Two ways you can use LTV to measure the success or ROI of a completed campaign are:

  • LTV by channel
  • LTV to CAC ratio (LTV:CAC)

LTV by channel

Just as you can measure ROAS for each channel in a campaign, you can measure LTV in the same manner. Attribution of conversions by channel must be enabled in advance.

For each channel in your campaign, calculate the following:

LTV = Average Order Value (AOV) x Purchase frequency

Comparing the LTV for each channel provides insights on ROI by channel.

LTV to CAC ratio

You also learned that customer acquisition cost (CAC) is the average cost of acquiring a paying customer. LTV and CAC are used to calculate an LTV to CAC ratio. This ratio is helpful to determine if the value gained from adding new customers during a campaign is enough to cover the cost to acquire them. The higher the ratio, the better the ROI.

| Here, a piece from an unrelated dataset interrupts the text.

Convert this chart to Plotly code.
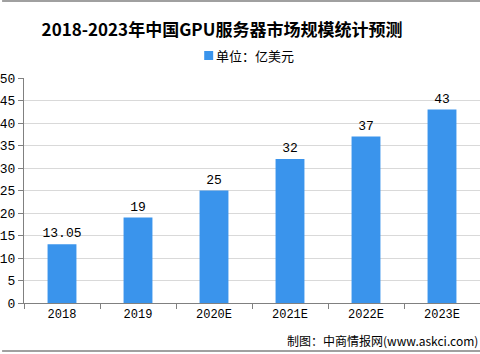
import plotly.graph_objects as go

categories = ["2018", "2019", "2020E", "2021E", "2022E", "2023E"]
values = [13.05, 19, 25, 32, 37, 43]
labels = ["13.05", "19", "25", "32", "37", "43"]
series_name = "单位：亿美元"
title = "2018-2023年中国GPU服务器市场规模统计预测"
source = "制图：中商情报网(www.askci.com)"

W, H = 480, 354
ml, mr, mt, mb = 22, 0, 78, 51
pw = W - ml - mr
ph = H - mt - mb
BLUE = "#3A94EC"

def py(pix):
    return (H - mb - pix) / ph

def px(pix):
    return (pix - ml) / pw

fig = go.Figure()
fig.add_trace(go.Bar(
    x=categories, y=values, name=series_name,
    marker=dict(color=BLUE, line=dict(width=0)),
    text=labels, textposition="outside", textangle=0, constraintext="none",
    textfont=dict(family="Liberation Mono, DejaVu Sans Mono", size=13, color="#000000"),
    cliponaxis=False, showlegend=False,
))

fig.update_layout(
    width=W, height=H,
    margin=dict(l=ml, r=mr, t=mt, b=mb),
    paper_bgcolor="white", plot_bgcolor="white",
    bargap=0.62,
    showlegend=False,
    title=dict(text="<b>" + title + "</b>", x=222 / W, xanchor="center", y=1 - 30 / H, yanchor="middle",
               font=dict(family="Noto Sans CJK SC", size=17, color="#000000")),
    font=dict(family="Liberation Mono, DejaVu Sans Mono", size=13, color="#000000"),
)

fig.update_xaxes(
    type="category", showline=True, linecolor="#808080", linewidth=1,
    ticks="outside", tickson="boundaries", ticklen=5, tickcolor="#808080",
    showgrid=False,
    tickfont=dict(family="Liberation Mono, DejaVu Sans Mono", size=12, color="#000000"),
)
fig.update_yaxes(
    range=[0, 50], dtick=5, showline=True, linecolor="#808080", linewidth=1,
    ticks="outside", ticklen=5, tickcolor="#808080",
    showgrid=True, gridcolor="#D9D9D9", gridwidth=1, zeroline=False,
    tickfont=dict(family="Liberation Mono, DejaVu Sans Mono", size=13, color="#000000"),
)

# legend (square + text)
fig.add_shape(type="rect", xref="paper", yref="paper",
              x0=px(203), x1=px(212), y0=py(51), y1=py(60),
              fillcolor=BLUE, line=dict(width=0))
fig.add_annotation(text=series_name, xref="paper", yref="paper", x=px(213), y=py(55.5),
                   xanchor="left", yanchor="middle", showarrow=False,
                   font=dict(family="Noto Sans CJK SC", size=13, color="#000000"))

fig.add_annotation(text=source, xref="paper", yref="paper", x=1.0, y=py(340),
                   xanchor="right", yanchor="middle", showarrow=False,
                   font=dict(family="Noto Sans CJK SC", size=12, color="#000000"))

for pix in (1, 351):
    fig.add_shape(type="line", xref="paper", yref="paper", x0=px(0), x1=1,
                  y0=py(pix), y1=py(pix), line=dict(color="#808080", width=1.5))

fig.write_html("out.html")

You can calculate the LTV to CAC ratio for a campaign or channel using the following:

LTV to CAC ratio = LTV/CAC

A result of 2 or higher is normally considered good. An ideal result is around 3. A result below 2 could occur if you’re intentionally spending more to gain market share. However, if that isn’t the case, you might need to cut budget spend to reduce the CAC and increase the LTV to CAC ratio. If the result is above 3, your ROI is solid and you have a steady and robust revenue stream. With a result above 3, you would presumably have enough budget to expand your business. For example, if your goal is to diversify the kinds of products associated with your brand, you could support that goal with advertising campaigns that are adequately funded.

Marketing mix models

Marketing mix models, sometimes called media mix models, are statistical models advertisers use to predict the effectiveness and ROI of their advertising spend. These models rely on at least two years of historical data from previous campaigns. Since they were first developed in the 1960s, they have become more reliable in predicting campaign ROI because of the recent benefits of artificial intelligence (AI) and machine learning. The actual models are beyond the scope of this reading, but you should be familiar with these terms.

Key takeaways

ROAS and LTV are a good place to start when trying to determine the short-term ROI of a campaign. Marketing mix models can help predict the ROI for campaigns, but building them requires additional technical skills, like computer programming and knowledge of statistics.